Question

Consider the midterm and final for a statistics class. Suppose 13% of students earned an A on the midterm. Of those students who earned an A on the midterm, 47% received an A on the final, and 11% of the students who earned lower than an A on the midterm received an A on the final. You randomly pick up a final exam and notice the student received an A. What is the probability that this student earned an A on the midterm?The end-goal is to find P(midterm = A|final = A).

Answer

**step1** Understanding the problem by setting up a hypothetical population

The problem asks us to find the probability that a student earned an A on the midterm, given that they received an A on the final. This is a conditional probability. To solve this problem without using advanced methods, we can imagine a total number of students in the class and then calculate the number of students in different categories based on the given percentages. Let's assume there are a total of 10,000 students in the statistics class. We choose 10,000 to easily work with percentages and avoid decimals in intermediate steps.

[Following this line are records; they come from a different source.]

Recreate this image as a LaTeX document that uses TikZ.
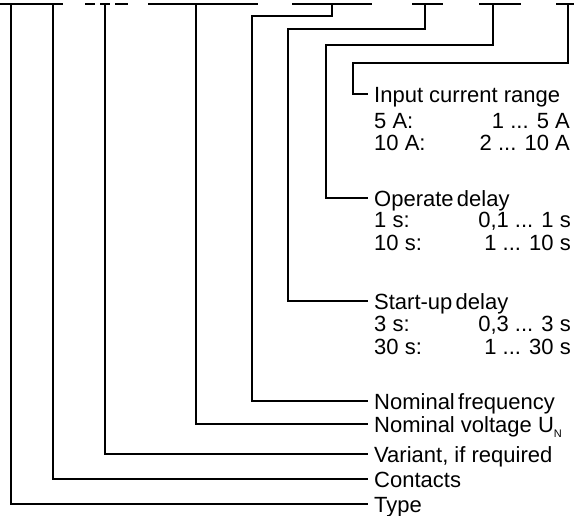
\documentclass[tikz,border=0pt]{standalone}
\usepackage{fontspec}
\setmainfont{Liberation Sans}
\begin{document}
\begin{tikzpicture}[x=1pt,y=-1pt,
  wire/.style={line width=1.1pt, line join=miter, line cap=rect},
  uline/.style={line width=1.3pt},
  lbl/.style={anchor=west, inner xsep=7pt, inner ysep=0pt, text height=17pt, text depth=0pt, font=\fontsize{22}{26}\selectfont},
  key/.style={anchor=base west, inner sep=0pt, font=\fontsize{22}{26}\selectfont},
  rng/.style={anchor=base east, inner sep=0pt, font=\fontsize{22}{26}\selectfont},
]
\useasboundingbox (0,0) rectangle (574,516);
% underlines of the (cut off) type code
\draw[uline] (0,4) -- (63,4);
\draw[uline] (85,4) -- (95,4);
\draw[uline] (100,4) -- (110,4);
\draw[uline] (115,4) -- (128,4);
\draw[uline] (148,4) -- (258,4);
\draw[uline] (292,4) -- (372,4);
\draw[uline] (412,4) -- (443,4);
\draw[uline] (479,4) -- (521,4);
\draw[uline] (556,4) -- (574,4);
% top ends
\coordinate (tType) at (11,5);
\coordinate (tCont) at (53,5);
\coordinate (tVar) at (105,5);
\coordinate (tVolt) at (196,5);
\coordinate (tFreq) at (332,5);
\coordinate (cFreq) at (252,16);
\coordinate (tStart) at (425,5);
\coordinate (cStart) at (288,29);
\coordinate (tOper) at (493,5);
\coordinate (cOper) at (326,45);
\coordinate (tInp) at (568,5);
\coordinate (cInp) at (353,63);
% labels
\node[lbl] (inp) at (367,94) {Input current range};
\node[key] (inpA) at (374,128.5) {5 A:};
\node[rng] (inpAv) at (570,128.5) {1 ... 5 A};
\node[key] (inpB) at (374,151) {10 A:};
\node[rng] (inpBv) at (570,151) {2 ... 10 A};
\node[lbl] (oper) at (367,198) {Operate\hspace{0.15em}delay};
\node[key] (operA) at (374,228) {1 s:};
\node[rng] (operAv) at (571,228) {0,1 ... 1 s};
\node[key] (operB) at (374,250.5) {10 s:};
\node[rng] (operBv) at (571,250.5) {1 ... 10 s};
\node[lbl] (start) at (367,301) {Start-up\hspace{0.15em}delay};
\node[key] (startA) at (374,331.5) {3 s:};
\node[rng] (startAv) at (571,331.5) {0,3 ... 3 s};
\node[key] (startB) at (374,354.5) {30 s:};
\node[rng] (startBv) at (571,354.5) {1 ... 30 s};
\node[lbl] (freq) at (367,401) {Nominal\hspace{0.15em}frequency};
\node[lbl] (volt) at (367,424) {Nominal voltage U\raisebox{-0.45ex}{\fontsize{11}{11}\selectfont N}};
\node[lbl] (var) at (367,454) {Variant, if required};
\node[lbl] (cont) at (367,479) {Contacts};
\node[lbl] (type) at (367,504) {Type};
% connectors
\draw[wire] (tInp) |- (cInp) |- (inp.west);
\draw[wire] (tOper) |- (cOper) |- (oper.west);
\draw[wire] (tStart) |- (cStart) |- (start.west);
\draw[wire] (tFreq) |- (cFreq) |- (freq.west);
\draw[wire] (tVolt) |- (volt.west);
\draw[wire] (tVar) |- (var.west);
\draw[wire] (tCont) |- (cont.west);
\draw[wire] (tType) |- (type.west);
\end{tikzpicture}
\end{document}
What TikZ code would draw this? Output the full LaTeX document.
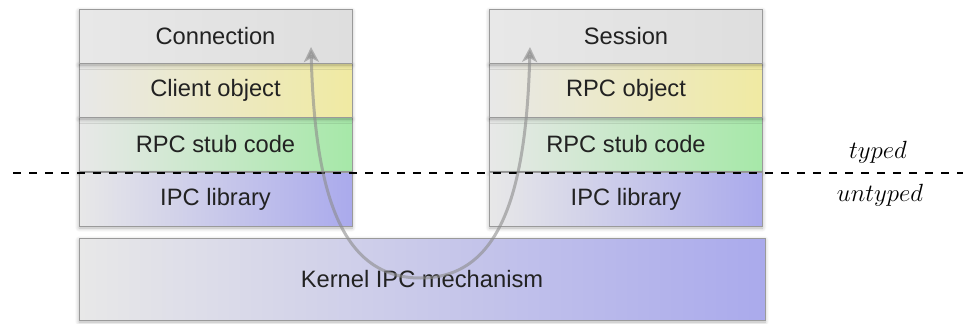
\documentclass[tikz,border=0pt]{standalone}
\usepackage{fontspec}
\setmainfont{Liberation Sans}
\usetikzlibrary{shadows.blur,arrows.meta}
\definecolor{bordergray}{HTML}{9A9A9A}
\definecolor{lightL}{HTML}{E8E8E8}
\definecolor{grayR}{HTML}{DEDEDE}
\definecolor{yellowR}{HTML}{F0EAA2}
\definecolor{greenR}{HTML}{A6E8A8}
\definecolor{blueR}{HTML}{AAAAEC}
\definecolor{textdark}{HTML}{222222}
\definecolor{arrowgray}{HTML}{8C8C8C}
\tikzset{
  layer/.style={draw=bordergray, line width=0.8pt, inner sep=0pt, rectangle,
    text=textdark, font=\fontsize{23.7pt}{28pt}\selectfont,
    blur shadow={shadow xshift=0pt, shadow yshift=-2pt, shadow blur radius=4pt, shadow blur steps=6, shadow opacity=30}},
  grayrow/.style={layer, left color=lightL, right color=grayR},
  yellowrow/.style={layer, left color=lightL, right color=yellowR},
  greenrow/.style={layer, left color=lightL, right color=greenR},
  bluerow/.style={layer, left color=lightL, right color=blueR},
  stackw/.style={minimum width=273pt, minimum height=54pt},
  divider/.style={draw=black, line width=2pt, dash pattern=on 8pt off 8pt},
  tag/.style={font=\fontsize{24.5pt}{29pt}\selectfont},
  flow/.style={draw=arrowgray, opacity=0.6, line width=3pt,
    {Stealth[length=15pt,width=15pt,inset=4pt]}-{Stealth[length=15pt,width=15pt,inset=4pt]}}
}
\begin{document}
\begin{tikzpicture}[x=1pt,y=-1pt]
\useasboundingbox (0,0) rectangle (967,324);
% left stack
\node[greenrow,stackw] (lstub) at (215.5,144) {RPC stub code};
\node[yellowrow,stackw] (lobj) at (215.5,90) {Client object};
\node[grayrow,stackw] (lconn) at (215.5,36) {Connection};
\node[bluerow,stackw] (lipc) at (215.5,199) {IPC library};
% right stack
\node[greenrow,stackw] (rstub) at (626,144) {RPC stub code};
\node[yellowrow,stackw] (robj) at (626,90) {RPC object};
\node[grayrow,stackw] (rsess) at (626,36) {Session};
\node[bluerow,stackw] (ripc) at (626,199) {IPC library};
% kernel
\node[bluerow,minimum width=686pt,minimum height=82pt] (kernel) at (422,279) {Kernel IPC mechanism};
% divider
\coordinate (dl) at (13,173);
\coordinate (dr) at (963,173);
\draw[divider] (dl) -- (dr);
\node[tag] (typed) at (878,152) {$typed$};
\node[tag] (untyped) at (880,195) {$untyped$};
% flow arrow
\coordinate (fa) at (311,47);
\coordinate (fbot) at (420.5,278);
\coordinate (fb) at (530,47);
\draw[flow] (fa) .. controls (315,200) and (344,278) .. (fbot)
  .. controls (497,278) and (526,200) .. (fb);
\end{tikzpicture}
\end{document}
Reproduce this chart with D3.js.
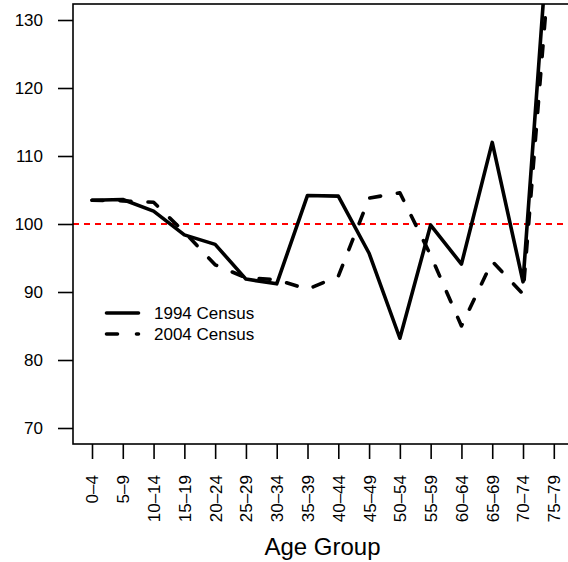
<!DOCTYPE html>
<html>
<head>
<meta charset="utf-8">
<script src="https://cdn.jsdelivr.net/npm/d3@7"></script>
<style>
  html, body { margin: 0; padding: 0; background: #fff; }
  svg { display: block; }
  text { font-family: "Liberation Sans", Arial, Helvetica, sans-serif; fill: #000; }
</style>
</head>
<body>
<div id="chart"></div>
<script>
const ageGroups = ["0–4","5–9","10–14","15–19","20–24","25–29","30–34","35–39","40–44","45–49","50–54","55–59","60–64","65–69","70–74","75–79"];
const census1994 = [103.5,103.6,101.9,98.4,97.0,91.9,91.2,104.2,104.1,95.7,83.2,99.85,94.1,112.0,91.5,154];
const census2004 = [103.5,103.4,103.2,98.8,94.0,92.1,91.8,90.4,92.3,103.8,104.6,95.4,85.0,94.5,89.7,146];
const yTicks = [70,80,90,100,110,120,130];
const referenceLevel = 100;
const seriesNames = ["1994 Census","2004 Census"];

(function () {
const W = 568, H = 562;
const pL = 73, pT = 4, pR = 572, pB = 444;

const svg = d3.select("#chart").append("svg").attr("width", W).attr("height", H);

const x = d3.scalePoint().domain(ageGroups).range([92, 553.8]);
const y = d3.scaleLinear().domain([100 - 220/6.8, 100 + 220/6.8]).range([pB, pT]);

svg.append("defs").append("clipPath").attr("id","plotclip")
  .append("rect").attr("x", pL).attr("y", pT).attr("width", pR-pL).attr("height", pB-pT);

const plot = svg.append("g").attr("clip-path","url(#plotclip)");

// reference line
plot.append("line")
  .attr("x1", pL).attr("x2", pR)
  .attr("y1", y(referenceLevel)).attr("y2", y(referenceLevel))
  .attr("stroke", "#ff0000").attr("stroke-width", 1.8).attr("stroke-dasharray", "6,5");

const line = d3.line().x((d,i) => x(ageGroups[i])).y(d => y(d));

plot.append("path").datum(census2004)
  .attr("d", line).attr("fill","none").attr("stroke","#000")
  .attr("stroke-width", 3.6).attr("stroke-linecap","round").attr("stroke-linejoin","round")
  .attr("stroke-dasharray","11,17");

plot.append("path").datum(census1994)
  .attr("d", line).attr("fill","none").attr("stroke","#000")
  .attr("stroke-width", 3.6).attr("stroke-linecap","round").attr("stroke-linejoin","round");

// frame
svg.append("rect").attr("x", pL).attr("y", pT).attr("width", pR-pL).attr("height", pB-pT)
  .attr("fill","none").attr("stroke","#000").attr("stroke-width", 1.6);

// y axis
const yAxis = d3.axisLeft(y).tickValues(yTicks).tickSize(15).tickPadding(15).tickFormat(d3.format("d"));
const gy = svg.append("g").attr("transform", `translate(${pL},0)`).call(yAxis);
gy.select(".domain").remove();
gy.selectAll(".tick line").attr("stroke","#000").attr("stroke-width",1.6);
gy.selectAll(".tick text").attr("font-size", 17).attr("font-family", '"Liberation Sans", Arial, sans-serif').attr("fill","#000");

// x axis
const xAxis = d3.axisBottom(x).tickSize(15).tickPadding(0);
const gx = svg.append("g").attr("transform", `translate(0,${pB})`).call(xAxis);
gx.select(".domain").remove();
gx.selectAll(".tick line").attr("stroke","#000").attr("stroke-width",1.6);
gx.selectAll(".tick text")
  .attr("font-size", 17).attr("font-family", '"Liberation Sans", Arial, sans-serif').attr("fill","#000")
  .attr("transform", "rotate(-90)")
  .attr("x", -31).attr("y", 0).attr("dy", "0.35em")
  .attr("text-anchor", "end");

// axis title
svg.append("text").attr("x", (pL+pR)/2).attr("y", 555)
  .attr("text-anchor","middle").attr("font-size", 24).text("Age Group");

// legend
const legend = svg.append("g");
const legY = [313, 334];
[0,1].forEach(i => {
  legend.append("line").attr("x1", 106.5).attr("x2", 138.5).attr("y1", legY[i]).attr("y2", legY[i])
    .attr("stroke","#000").attr("stroke-width",3.6).attr("stroke-linecap","round")
    .attr("stroke-dasharray", i === 1 ? "11,19" : null);
  legend.append("text").attr("x", 154).attr("y", legY[i]).attr("dy","0.35em")
    .attr("font-size", 17).text(seriesNames[i]);
});
})();
</script>
</body>
</html>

**step2** Calculating students with an A on the midterm

We are told that 13% of students earned an A on the midterm.
Number of students with an A on the midterm = 13% of 10,000 students
$$0.13 \times 10,000 = 1,300$$ students.

**step3** Calculating students with lower than an A on the midterm

The remaining students earned lower than an A on the midterm.
Number of students with lower than an A on the midterm = Total students - Students with A on midterm
$$10,000 - 1,300 = 8,700$$ students.

**step4** Calculating students with A on final among those with A on midterm

Of the students who earned an A on the midterm (which is 1,300 students), 47% received an A on the final.
Number of students with A on midterm AND A on final = 47% of 1,300 students
$$0.47 \times 1,300 = 611$$ students.

**step5** Calculating students with A on final among those with lower than A on midterm

Of the students who earned lower than an A on the midterm (which is 8,700 students), 11% received an A on the final.
Number of students with lower than A on midterm AND A on final = 11% of 8,700 students
$$0.11 \times 8,700 = 957$$ students.

**step6** Calculating the total number of students who received an A on the final

To find the total number of students who received an A on the final, we add the students from both groups who got an A on the final.
Total students with an A on the final = (Students with A on midterm AND A on final) + (Students with lower than A on midterm AND A on final)
$$611 + 957 = 1,568$$ students.

**step7** Calculating the desired probability

We want to find the probability that a student earned an A on the midterm, *given* that they received an A on the final. This means we are only considering the group of students who received an A on the final, which we found to be 1,568 students. Out of this group, we need to know how many also earned an A on the midterm. We found this number in Step 4 to be 611 students.
The probability is the number of students who earned an A on the midterm AND an A on the final, divided by the total number of students who earned an A on the final.
Probability = $$\frac{\text{Number of students with A on midterm AND A on final}}{\text{Total number of students with A on final}}$$
Probability = $$\frac{611}{1,568}$$

**step8** Simplifying the probability

To express the probability as a decimal, we perform the division:
$$\frac{611}{1,568} \approx 0.389668$$
Rounding to three decimal places, the probability is approximately 0.390.